Following up on my last post about artistic depictions of human life post-progress, the gentle reader is directed for his edification to our colleague Alan Jacobs’s New Atlantis essay on the “Culture” novels of Iain M. Banks. The novels are plainly meant first and foremost to be compelling science fiction, and Banks openly describes their universe as a sort of utopia in which he would gladly live (“Good grief yes, heck, yeah, oh it’s my secular heaven”) — but even so, Jacobs indicates that the problems of utopian alienation still crop up in characters “who try to restore unpredictability and drama to their lives”:
What I find fascinating about the anatomy of the Culture novels is the dissonance between Banks’s straightforward statements about the Culture and certain recurrent features of the stories he writes. Banks talks about how “nice” the Culture is, and yet we see hidden cruelties and open desires for universal domination.
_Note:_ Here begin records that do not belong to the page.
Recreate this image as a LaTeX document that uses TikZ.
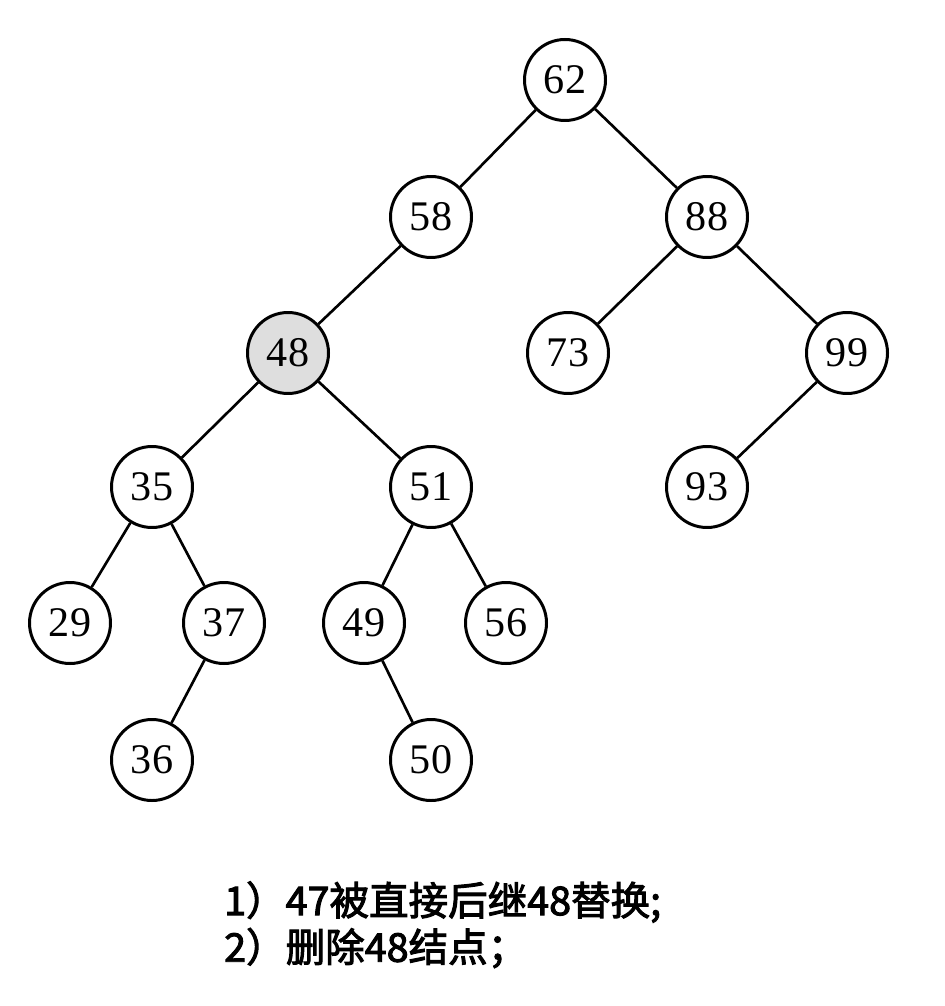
\documentclass[tikz,border=0pt]{standalone}
\usepackage{fontspec}
\setmainfont{Liberation Serif}
\newfontfamily\cjk{Noto Sans CJK SC}[AutoFakeBold=2.5]
\usepackage{tikz}
\definecolor{lightgray}{RGB}{222,222,222}
\tikzset{key/.style={circle, draw=black, line width=1.7pt, minimum size=81*0.02cm, inner sep=0pt, font=\fontsize{24}{24}\selectfont},
%the node that takes the deleted key's place
keyfill/.style={key, fill=lightgray}}

\begin{document}
\begin{tikzpicture}[x=0.02cm, y=-0.02cm]
\useasboundingbox (0,0) rectangle (944,1006);
% tree
\node[key] (k62) at (565,80) {62};
\node[key] (k58) at (431,217) {58};
\node[key] (k88) at (707,217) {88};
\node[keyfill] (k48) at (288,353) {48};
\node[key] (k73) at (568,353) {73};
\node[key] (k99) at (847,353) {99};
\node[key] (k35) at (152,487) {35};
\node[key] (k51) at (431,487) {51};
\node[key] (k93) at (707,487) {93};
\node[key] (k29) at (70,623) {29};
\node[key] (k37) at (224,623) {37};
\node[key] (k49) at (364,623) {49};
\node[key] (k56) at (506,623) {56};
\node[key] (k36) at (152,760) {36};
\node[key] (k50) at (431,760) {50};

%edges
\foreach \a/\b in {62/58,62/88,58/48,88/73,88/99,48/35,48/51,99/93,35/29,35/37,51/49,51/56,37/36,49/50}
     \draw[line width=1.5pt] (k\a) -- (k\b);

% caption
\node[anchor=west, font=\cjk\bfseries\fontsize{22.5}{22.5}\selectfont] (step1) at (218,902) {1）47被直接后继48替换;};
\node[anchor=west, font=\cjk\bfseries\fontsize{22.5}{22.5}\selectfont] (step2) at (218,948) {2）删除48结点；};

\end{tikzpicture}
\end{document}
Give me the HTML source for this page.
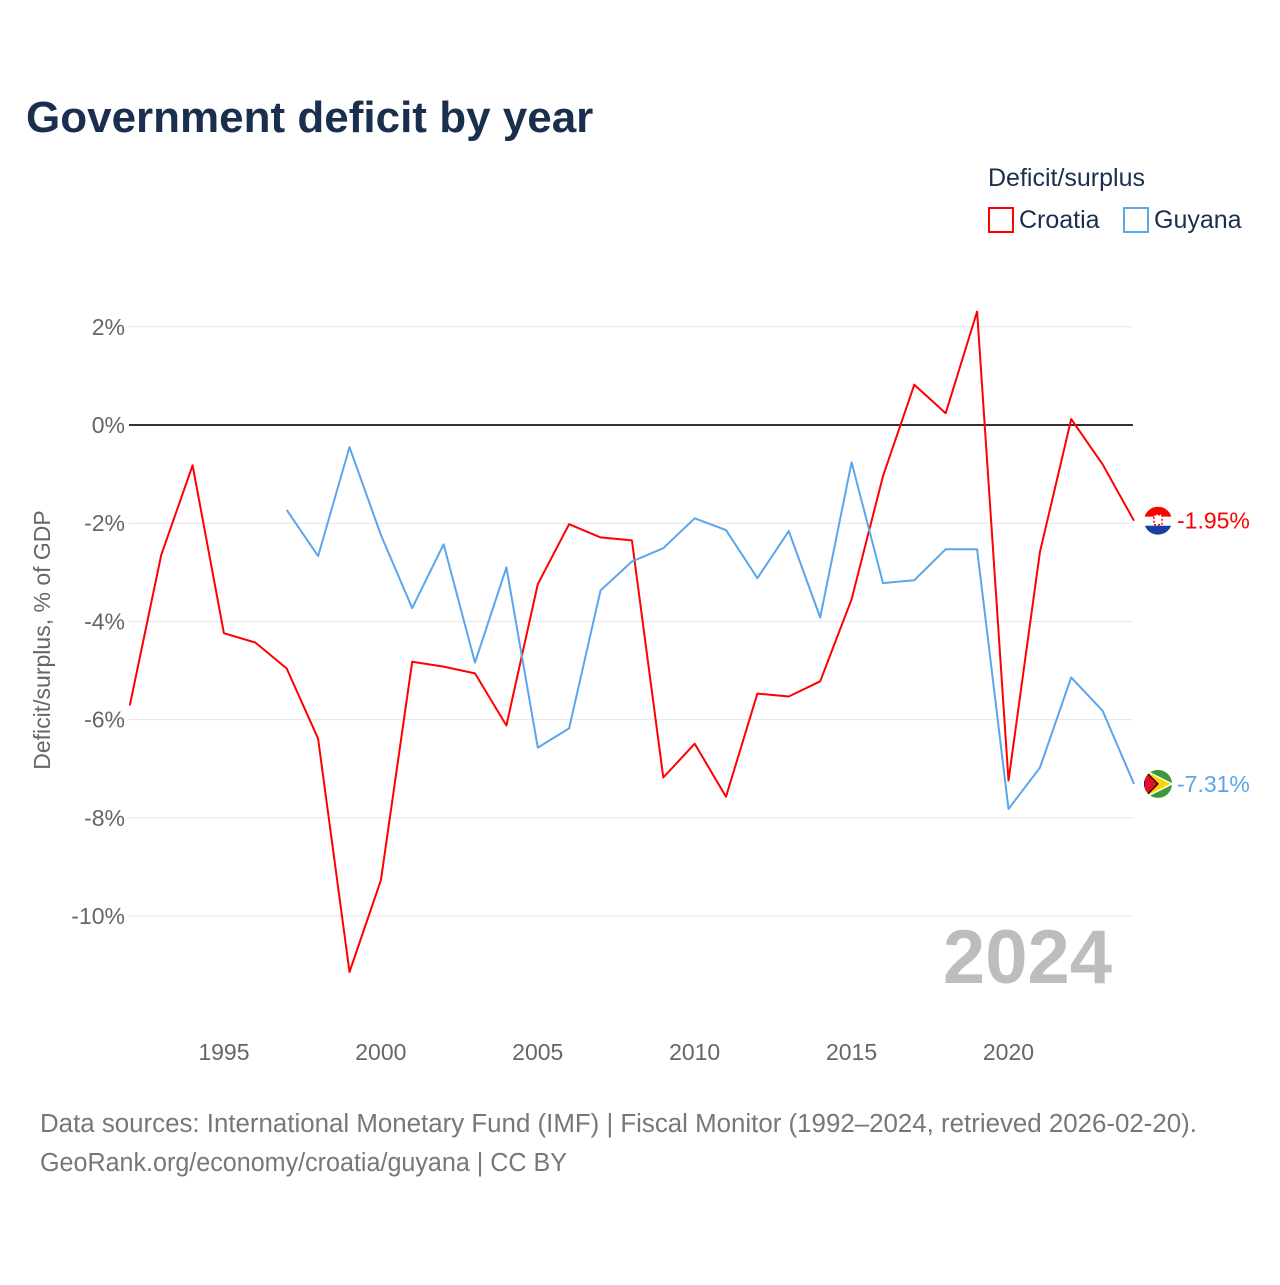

He clearly envisions the overcoming of scarcity as the signal achievement of the civilization made by the Minds, and yet he focuses time and again on objects of unfulfilled desire. He is aware that the very language of the Culture is a subtle but immensely powerful training in “correct” ideology.
To some extent these oddities are … the inevitable consequence of the decision to write novels about the Culture. It is not possible to come up with stories as such about people who are perfectly nice and can have everything they want instantly. But one might also say that people of whom no stories can be told are not really people in any sense recognizable to us; and the lives that they experience are not lives in any sense recognizable to us.
Read the whole thing.

4 Comments

  1. I think the "Culture" novels are hard to read. I prefer Peter Hamilton's "Commonwealth" (Pandora's Star, Judas Unchained) and "Void" novels to be much easier and more enjoyable to read.

  2. They are both outstanding writers/universes. If you like ether I also recommend Scalazi's "Old Mans War" trilogy.